[START Supplied records]
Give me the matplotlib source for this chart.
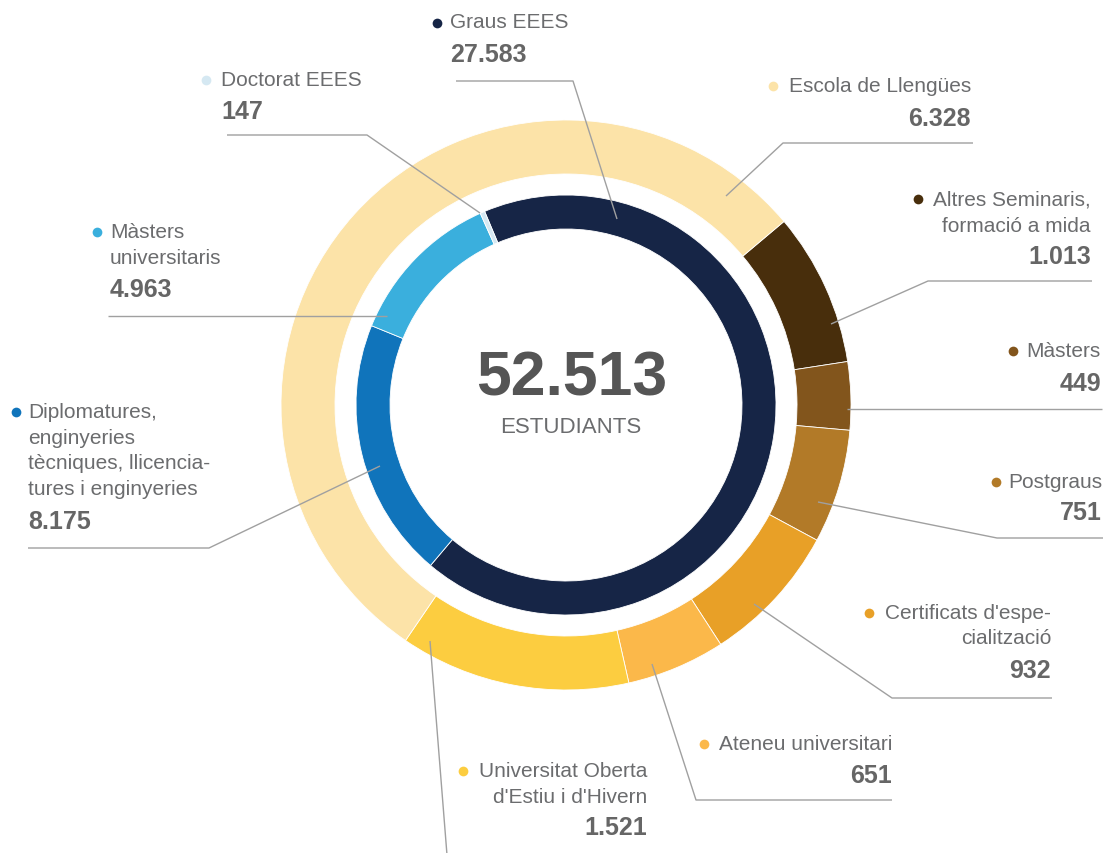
import numpy as np
import matplotlib
matplotlib.use('Agg')
import matplotlib.pyplot as plt

plt.rcParams['font.family'] = ['Liberation Sans', 'DejaVu Sans']

# inner ring (university degrees), clockwise starting at Graus
inner_labels = ['Graus EEES', 'Diplomatures', 'Màsters universitaris', 'Doctorat EEES']
inner_values = [27583, 8175, 4963, 147]
inner_colors = ['#162546', '#1074bb', '#3aafdd', '#d5e8f2']

# outer ring (other studies), clockwise starting at Altres Seminaris
outer_labels = ['Altres Seminaris', 'Màsters', 'Postgraus', "Certificats d'especialització",
                'Ateneu universitari', "Universitat Oberta d'Estiu i d'Hivern", 'Escola de Llengües']
outer_values = [1013, 449, 751, 932, 651, 1521, 6328]
outer_colors = ['#482e0c', '#82551c', '#b27a28', '#e8a027', '#fbb84a', '#fccd40', '#fce3a8']

W, H = 1106, 854
cx, cy = 566, 406

def Y(y):
    return H - y

def fmt(v):
    return '{:,}'.format(v).replace(',', '.')

fig = plt.figure(figsize=[W/100., H/100.], dpi=100)
ax = fig.add_axes([0, 0, 1, 1])

ax.pie(outer_values, radius=285, center=(cx, Y(cy)), colors=outer_colors,
       startangle=40.1, counterclock=False,
       wedgeprops=dict(width=54, edgecolor='white', linewidth=0.6))
ax.pie(inner_values, radius=210, center=(cx, Y(cy)), colors=inner_colors,
       startangle=112.8, counterclock=False,
       wedgeprops=dict(width=34, edgecolor='white', linewidth=0.6))

ax.set_xlim(0, W)
ax.set_ylim(0, H)
ax.set_aspect('equal')
ax.axis('off')

total = sum(inner_values) + sum(outer_values)
ax.text(572, Y(379), fmt(total), ha='center', va='center', fontsize=45,
        fontweight='bold', color='#555555')
ax.text(571, Y(428), 'ESTUDIANTS', ha='center', va='center', fontsize=16, color='#6b6c6e')

txtcol = '#6b6c6e'
valcol = '#666666'
linecol = '#a0a0a0'

# label layout: name -> (text x, align, dot xy, lines, line ys, value y, leader pts)
layout = [
    ('Graus EEES', 450, 'left', (437, 24), ['Graus EEES'], [22], 55,
     [(456, 82), (573, 82), (617, 220)]),
    ('Doctorat EEES', 221, 'left', (206, 81), ['Doctorat EEES'], [80], 112,
     [(227, 136), (367, 136), (480, 214)]),
    ('Màsters universitaris', 110, 'left', (97, 233), ['Màsters', 'universitaris'], [233, 258], 290,
     [(108, 317), (387, 317)]),
    ('Diplomatures', 28, 'left', (16, 413),
     ['Diplomatures,', 'enginyeries', 'tècniques, llicencia-', 'tures i enginyeries'],
     [413, 439, 464, 490], 522, [(28, 549), (209, 549), (380, 467)]),
    ('Escola de Llengües', 971, 'right', (773, 87), ['Escola de Llengües'], [87], 119,
     [(973, 144), (783, 144), (726, 197)]),
    ('Altres Seminaris', 1091, 'right', (918, 200), ['Altres Seminaris,', 'formació a mida'],
     [200, 227], 257, [(1092, 282), (928, 282), (831, 325)]),
    ('Màsters', 1101, 'right', (1013, 352), ['Màsters'], [352], 384,
     [(1102, 410), (847, 410)]),
    ('Postgraus', 1102, 'right', (996, 483), ['Postgraus'], [483], 513,
     [(1103, 539), (997, 539), (818, 503)]),
    ("Certificats d'especialització", 1051, 'right', (869, 614),
     ["Certificats d'espe-", 'cialització'], [614, 639], 671,
     [(1052, 699), (892, 699), (754, 605)]),
    ('Ateneu universitari', 892, 'right', (704, 745), ['Ateneu universitari'], [745], 776,
     [(892, 801), (696, 801), (652, 665)]),
    ("Universitat Oberta d'Estiu i d'Hivern", 647, 'right', (463, 772),
     ['Universitat Oberta', "d'Estiu i d'Hivern"], [772, 798], 828,
     [(430, 642), (447, 856)]),
]

values = dict(zip(inner_labels, inner_values))
values.update(zip(outer_labels, outer_values))
colors = dict(zip(inner_labels, inner_colors))
colors.update(zip(outer_labels, outer_colors))

for name, tx, al, dot, lines, ys, vy, leader in layout:
    ax.plot(dot[0], Y(dot[1]), 'o', color=colors[name], markersize=7, markeredgewidth=0)
    for ln, ly in zip(lines, ys):
        ax.text(tx, Y(ly), ln, ha=al, va='center', fontsize=15, color=txtcol)
    ax.text(tx, Y(vy), fmt(values[name]), ha=al, va='center', fontsize=18,
            fontweight='bold', color=valcol)
    lx = [p[0] for p in leader]
    ly = [Y(p[1]) for p in leader]
    ax.plot(lx, ly, color=linecol, linewidth=1.0, solid_capstyle='butt')

plt.savefig('out.png', dpi=100)
plt.close()
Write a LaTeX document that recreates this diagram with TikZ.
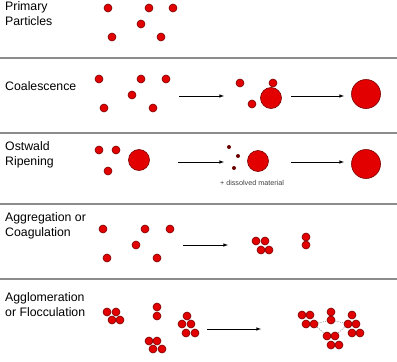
\documentclass[tikz,border=0pt]{standalone}
\usepackage{fontspec}
\setmainfont{Liberation Sans}
\usepackage{tikz}
\usetikzlibrary{arrows,positioning}
\definecolor{pred}{RGB}{226,0,0}
\definecolor{pedge}{RGB}{120,0,0}
\definecolor{sepgray}{RGB}{140,140,140}
\tikzset{
  particle/.style={circle,fill=pred,draw=pedge,line width=0.6pt,inner sep=0pt,minimum size=8pt},
  tiny/.style={circle,fill=pedge!90!black,inner sep=0pt,minimum size=4pt},
  drop/.style={circle,fill=pred,draw=pedge,line width=0.6pt,inner sep=0pt,minimum size=21pt},
  bigdrop/.style={circle,fill=pred,draw=pedge,line width=0.6pt,inner sep=0pt,minimum size=29pt},
  rowlabel/.style={anchor=west,align=left,inner sep=0pt,font=\fontsize{12.3}{15}\selectfont},
  sep/.style={draw=sepgray,line width=1.3pt},
  process/.style={-latex,line width=0.6pt},
  link/.style={draw=black!55,line width=0.5pt,dash pattern=on 1.2pt off 1.2pt}
}
\begin{document}
\begin{tikzpicture}[x=1pt,y=-1pt]
\useasboundingbox (0,0) rectangle (397,362);

% separators
\foreach \y [count=\i] in {58,133,204,279}
  \draw[sep] (0,\y) coordinate (sl\i) -- (397,\y) coordinate (sr\i);

% labels
\node[rowlabel] (primary) at (5,13.5) {Primary\\Particles};
\node[rowlabel] (coal) at (5,86) {Coalescence};
\node[rowlabel] (ostwald) at (5,154.5) {Ostwald\\Ripening};
\node[rowlabel] (aggr) at (5,225.5) {Aggregation or\\Coagulation};
\node[rowlabel] (agglo) at (5,304.5) {Agglomeration\\or Flocculation};

% primary particles
\foreach \x/\y [count=\i] in {108/8,149/8,173/8,141/24,112/37,161/37}
  \node[particle] (pp\i) at (\x,\y) {};

% coalescence
\foreach \x/\y [count=\i] in {99/79,141/79,166/79,132/95,104/108,153/108}
  \node[particle] (cs\i) at (\x,\y) {};
\node[drop] (cdrop) at (271,98) {};
\foreach \x/\y [count=\i] in {240/83,273/83,252/104}
  \node[particle] (cm\i) at (\x,\y) {};
\node[bigdrop] (cbig) at (366,94) {};
\coordinate (ca1) at (179,96);
\coordinate (ca2) at (224,96);
\coordinate (cb1) at (291,96);
\coordinate (cb2) at (344,96);
\draw[process] (ca1) -- (ca2);
\draw[process] (cb1) -- (cb2);

% ostwald ripening
\foreach \x/\y [count=\i] in {99/150,116/150,108/171}
  \node[particle] (os\i) at (\x,\y) {};
\node[drop] (odrop) at (139,160) {};
\foreach \x/\y [count=\i] in {229/147,238/156,234/168}
  \node[tiny] (ot\i) at (\x,\y) {};
\node[drop] (omid) at (258,161) {};
\node[font=\fontsize{7.2}{8}\selectfont,text=black!75] (dissolved) at (252,183) {+ dissolved material};
\node[bigdrop] (obig) at (366,164) {};
\coordinate (oa1) at (178,162);
\coordinate (oa2) at (224,162);
\coordinate (ob1) at (291,162);
\coordinate (ob2) at (344,162);
\draw[process] (oa1) -- (oa2);
\draw[process] (ob1) -- (ob2);

% aggregation
\foreach \x/\y [count=\i] in {103/229,145/229,170/229,136/245,107/258,157/258}
  \node[particle] (ag\i) at (\x,\y) {};
\coordinate (aa1) at (183,245);
\coordinate (aa2) at (228,245);
\draw[process] (aa1) -- (aa2);
\foreach \x/\y [count=\i] in {256/241,265/241,261/250,269/250}
  \node[particle] (ac\i) at (\x,\y) {};
\foreach \x/\y [count=\i] in {306/237,306/245}
  \node[particle] (ap\i) at (\x,\y) {};

% agglomeration
\foreach \x/\y [count=\i] in {107/312,116/312,112/320,120/320}
  \node[particle] (la\i) at (\x,\y) {};
\foreach \x/\y [count=\i] in {157/307,157/316}
  \node[particle] (lb\i) at (\x,\y) {};
\foreach \x/\y [count=\i] in {187/316,182/324,191/324,186/333,195/333}
  \node[particle] (lc\i) at (\x,\y) {};
\foreach \x/\y [count=\i] in {149/341,157/341,153/349,162/349}
  \node[particle] (ld\i) at (\x,\y) {};
\coordinate (lar1) at (207,329);
\coordinate (lar2) at (261,329);
\draw[process] (lar1) -- (lar2);
\foreach \x/\y [count=\i] in {302/315,310/315,306/324,314/324}
  \node[particle] (fa\i) at (\x,\y) {};
\foreach \x/\y [count=\i] in {331/312,331/320}
  \node[particle] (fb\i) at (\x,\y) {};
\foreach \x/\y [count=\i] in {352/315,348/324,356/324,352/333,360/333}
  \node[particle] (fc\i) at (\x,\y) {};
\foreach \x/\y [count=\i] in {327/336,335/336,331/345,339/345}
  \node[particle] (fd\i) at (\x,\y) {};
\draw[link] (fa4) -- (fb2);
\draw[link] (fb2) -- (fc2);
\draw[link] (fa4) -- (fd1);
\draw[link] (fd2) -- (fc2);
\end{tikzpicture}
\end{document}
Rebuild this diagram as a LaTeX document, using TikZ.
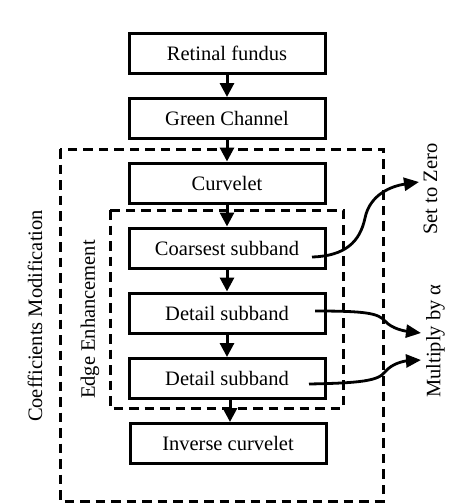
\documentclass[tikz,border=0pt]{standalone}
\usepackage{fontspec}
\setmainfont{Liberation Serif}
\usetikzlibrary{arrows.meta}
\begin{document}
\begin{tikzpicture}[x=1pt,y=-1pt,
  stepbox/.style={draw, line width=3pt, minimum width=196pt, minimum height=40pt, inner sep=0pt, font=\fontsize{20.5}{24}\selectfont},
  flowarrow/.style={line width=3pt, -{Triangle[length=14pt,width=14pt]}},
  curvearrow/.style={line width=2.8pt, -{Triangle[length=15pt,width=13pt]}},
  groupbox/.style={draw, line width=3pt, dash pattern=on 9.5pt off 6pt},
  sidelabel/.style={font=\fontsize{20.5}{24}\selectfont, rotate=90}]
\useasboundingbox (0,0) rectangle (474,504);
\draw[groupbox] (60,149) rectangle (383,501);
\draw[groupbox] (110,210) rectangle (343,408);
\node[stepbox] (ret) at (227,53.5) {Retinal fundus};
\node[stepbox] (green) at (227,118.5) {Green Channel};
\node[stepbox] (curv) at (227,183) {Curvelet};
\node[stepbox] (coarse) at (227,248) {Coarsest subband};
\node[stepbox] (det1) at (227,313) {Detail subband};
\node[stepbox] (det2) at (227,378.5) {Detail subband};
\node[stepbox] (inv) at (228,443.5) {Inverse curvelet};
\draw[flowarrow] (ret) -- (green);
\draw[flowarrow] (green) -- (curv);
\draw[flowarrow] (curv) -- (coarse);
\draw[flowarrow] (coarse) -- (det1);
\draw[flowarrow] (det1) -- (det2);
\draw[flowarrow] (det2.south -| 230,0) -- (inv.north -| 230,0);
\node[sidelabel] (coef) at (35,316) {Coefficients Modification};
\node[sidelabel] (edge) at (90,319.5) {Edge Enhancement};
\node[sidelabel] (zero) at (430.5,189) {Set to Zero};
\node[sidelabel] (mult) at (435.5,341) {Multiply by α};
\coordinate (s1) at (312,257);
\coordinate (t1) at (419,182);
\coordinate (s2) at (315,311);
\coordinate (t2) at (421,333);
\coordinate (s3) at (309,384);
\coordinate (t3) at (421,360);
\draw[curvearrow] (s1) .. controls (345,256) and (360,242) .. (365,218) .. controls (370,194) and (392,186) .. (t1);
\draw[curvearrow] (s2) .. controls (365,311) and (378,313) .. (385,321) .. controls (392,329) and (405,331) .. (t2);
\draw[curvearrow] (s3) .. controls (360,383) and (378,381) .. (385,372) .. controls (392,363) and (405,361) .. (t3);
\end{tikzpicture}
\end{document}
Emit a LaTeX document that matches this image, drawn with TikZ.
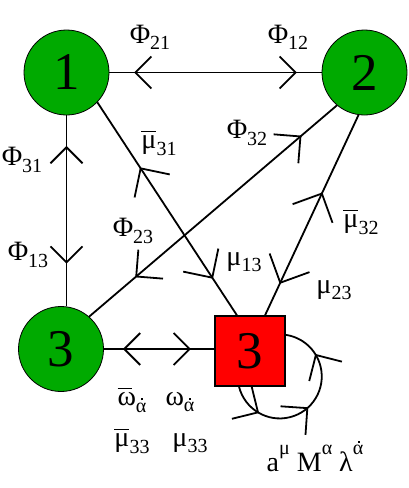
\documentclass[tikz,border=0pt]{standalone}
\usepackage{fontspec}
\setmainfont{Liberation Serif}
\usetikzlibrary{decorations.markings}
\definecolor{gaugegreen}{RGB}{0,170,0}
\definecolor{flavourred}{RGB}{255,0,0}
\newcommand{\lo}[1]{\raisebox{-.22em}{\fontsize{20}{20}\selectfont#1}}
\newcommand{\hi}[1]{\raisebox{.6em}{\fontsize{20}{20}\selectfont#1}}
\newcommand{\mub}{\leavevmode\rlap{\rule[.6em]{.52em}{.05em}}μ}
\newcommand{\omb}{\leavevmode\rlap{\rule[.6em]{.52em}{.05em}}ω}
\newcommand{\adot}{\leavevmode\rlap{\kern.24em\rule[.58em]{.1em}{.1em}}α}

\begin{document}
\begin{tikzpicture}[
    x=1pt, y=-1pt,
    line width=1.8pt,
    gauge/.style={circle, draw, line width=0.8pt, fill=gaugegreen, minimum size=85pt, inner sep=0pt, font=\fontsize{53}{55}\selectfont},
    flavour/.style={rectangle, draw, line width=1.2pt, fill=flavourred, minimum size=70pt, inner sep=0pt, font=\fontsize{53}{55}\selectfont},
    lbl/.style={inner sep=0pt, font=\fontsize{28}{30}\selectfont},
    both/.style n args={3}{postaction={decorate, decoration={markings,
        mark=at position #1 with {\draw (#3pt,#3pt) -- (0,0) -- (#3pt,-#3pt);},
        mark=at position #2 with {\draw (-#3pt,#3pt) -- (0,0) -- (-#3pt,-#3pt);}}}},
    loops/.style={postaction={decorate, decoration={markings,
        mark=at position 0.18 with {\draw (-#1pt,#1pt) -- (0,0) -- (-#1pt,-#1pt);},
        mark=at position 0.47 with {\draw (-#1pt,#1pt) -- (0,0) -- (-#1pt,-#1pt);},
        mark=at position 0.79 with {\draw (-#1pt,#1pt) -- (0,0) -- (-#1pt,-#1pt);}}}}
]
    \useasboundingbox (0,0) rectangle (409,488);
    \node[gauge] (n1) at (66.5,72.5) {1};
    \node[gauge] (n2) at (364.5,72.5) {2};
    \node[gauge] (n3) at (61,349) {3};
    \node[flavour] (sq) at (250,351) {3};

    \draw[both={0.122}{0.878}{16}] (n1) -- (n2);
    \draw[both={0.167}{0.771}{16}] (n1) -- (n1 |- n3.north);
    \draw[both={0.31}{0.823}{21}] (n1.-44) -- ([xshift=-13pt]sq.north);
    \draw[both={0.19}{0.853}{19}] (n3.49.5) -- (n2.230.6);
    \draw[both={0.392}{0.837}{22}] (n2.262.6) -- ([xshift=15pt]sq.north);
    \draw[both={0.184}{0.776}{16}] (n3) -- (n3 -| sq.west);
    \draw[loops=19] ([xshift=-11pt]sq.south) arc[start angle=166, end angle=-83, radius=42];

    \node[lbl] (l21) at (150,37) {Φ\lo{21}};
    \node[lbl] (l12) at (288,37) {Φ\lo{12}};
    \node[lbl] (l31) at (22,160) {Φ\lo{31}};
    \node[lbl] (l13) at (28,255) {Φ\lo{13}};
    \node[lbl] (m31) at (159,143) {\mub\lo{31}};
    \node[lbl] (l32) at (247,133) {Φ\lo{32}};
    \node[lbl] (l23) at (133,231) {Φ\lo{23}};
    \node[lbl] (m13) at (244,262) {μ\lo{13}};
    \node[lbl] (m32) at (361,222) {\mub\lo{32}};
    \node[lbl] (m23) at (334,290) {μ\lo{23}};
    \node[lbl] (wb) at (132,400) {\omb\lo{\adot}};
    \node[lbl] (w) at (180,402) {ω\lo{\adot}};
    \node[lbl] (m33b) at (132,441) {\mub\lo{33}};
    \node[lbl] (m33) at (190,443) {μ\lo{33}};
    \node[lbl] (adj) at (315,456) {a\hi{μ} M\hi{α} λ\hi{\adot}};
\end{tikzpicture}
\end{document}
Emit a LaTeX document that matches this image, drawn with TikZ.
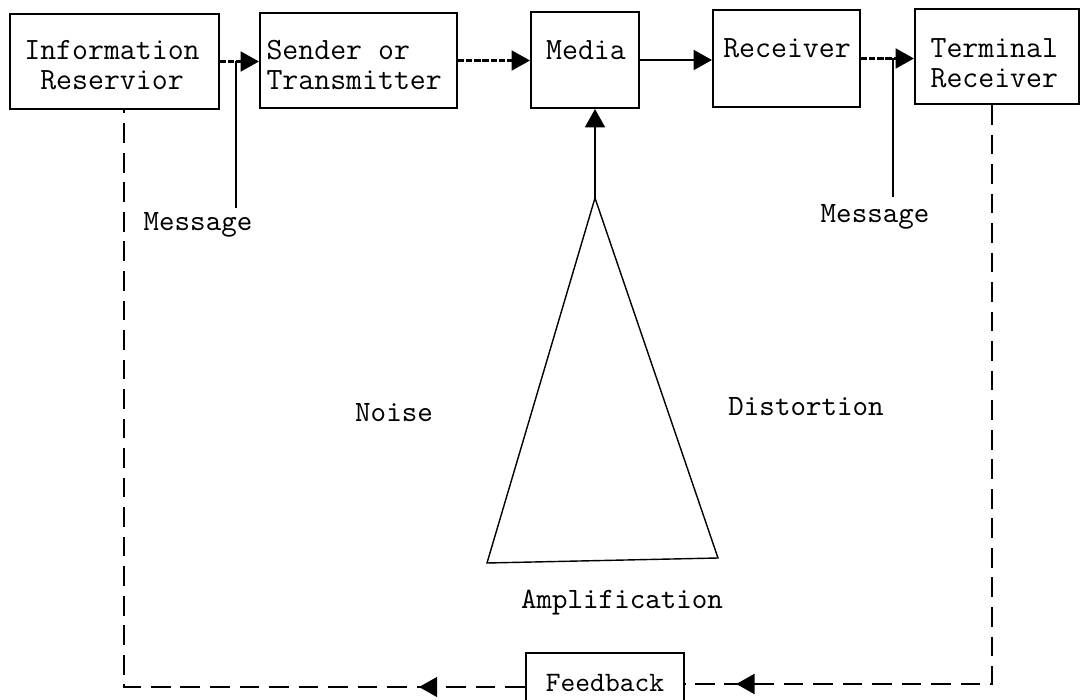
\documentclass[tikz,border=0pt]{standalone}
\usetikzlibrary{arrows.meta,decorations.markings}
\begin{document}
\begin{tikzpicture}[x=0.0125cm,y=-0.0125cm,
  box/.style={draw,line width=0.7pt,inner sep=0pt},
  txt/.style={font=\ttfamily\fontsize{11}{10.8}\selectfont,inner sep=0pt},
  lbl/.style={font=\ttfamily\fontsize{10.5}{12}\selectfont,inner sep=0pt},
  tipshape/.tip={Triangle[length=6.5pt,width=7pt]},
  flow/.style={line width=0.9pt,-tipshape},
  dotflow/.style={flow,dash pattern=on 2.2pt off 0.7pt},
  tap/.style={line width=0.9pt},
  cone/.style={line width=0.5pt},
  fb/.style={line width=1pt,dash pattern=on 7pt off 3.5pt},
  fbtip/.style={postaction={decorate},decoration={markings,
      mark=at position #1 with {\arrow{tipshape}}}}
]
\useasboundingbox (0,0) rectangle (1082,700);
\clip (0,0) rectangle (1082,700);

% main chain of boxes
\node[box,minimum width=2.6125cm,minimum height=1.1875cm] (info)  at (114.5,61.5) {};
\node[box,minimum width=2.4625cm,minimum height=1.1875cm] (send)  at (358.5,60.5) {};
\node[box,minimum width=1.35cm,  minimum height=1.2cm]    (media) at (585,60) {};
\node[box,minimum width=1.8375cm,minimum height=1.2125cm] (recv)  at (786.5,58.5) {};
\node[box,minimum width=2.05cm,  minimum height=1.1875cm] (term)  at (997,56.5) {};
\node[box,minimum width=1.975cm, minimum height=0.75cm]   (fbk)   at (605,683)
  {\ttfamily\fontsize{10}{12}\selectfont Feedback};

% box texts
\node[txt,align=center] (infoT) at (112,65) {Information\\Reservior};
\node[txt,align=left,anchor=west] (sendT) at (266,65) {Sender or\\Transmitter};
\node[txt] (mediaT) at (586,50) {Media};
\node[txt] (recvT) at (787,48) {Receiver};
\node[txt,align=left,anchor=west] (termT) at (930,63) {Terminal\\Receiver};

% forward flow
\draw[dotflow] (info.east) -- (info.east -| send.west);
\draw[dotflow] (send.east) -- (send.east -| media.west);
\draw[flow]    (media.east) -- (media.east -| recv.west);
\draw[dotflow] (recv.east) -- (recv.east -| term.west);

% message taps
\coordinate (tapL) at (236,208);
\coordinate (tapR) at (893,197);
\draw[tap] (tapL) -- (tapL |- info.east);
\draw[tap] (tapR) -- (tapR |- recv.east);
\node[lbl] (msgL) at (198,225) {Message};
\node[lbl] (msgR) at (875,217) {Message};

% noise / amplification cone
\coordinate (apex) at (595,198);
\coordinate (bl) at (487,563);
\coordinate (br) at (718,558);
\draw[cone] (apex) -- (bl) -- (br) -- cycle;
\draw[flow] (apex) -- (apex |- media.south);
\node[lbl] (noise) at (394,413) {Noise};
\node[lbl] (dist)  at (806,407) {Distortion};
\node[lbl] (amp)   at (622,603) {Amplification};

% feedback loop
\coordinate (cR) at (992,684);
\coordinate (cL) at (124,687);
\draw[fb,fbtip=-0.64cm] (term.south -| cR) -- (cR) -- (cR -| fbk.east);
\draw[fb,fbtip=1.325cm] (cL -| fbk.west) -- (cL) -- (cL |- info.south);
\end{tikzpicture}
\end{document}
[END Supplied records]
== The exercise ==
Filter the listing above for the string "this" and copy every matching line.

== Task output ==
Give me the matplotlib source for this chart.
Write a LaTeX document that recreates this diagram with TikZ.
Rebuild this diagram as a LaTeX document, using TikZ.
Emit a LaTeX document that matches this image, drawn with TikZ.
Emit a LaTeX document that matches this image, drawn with TikZ.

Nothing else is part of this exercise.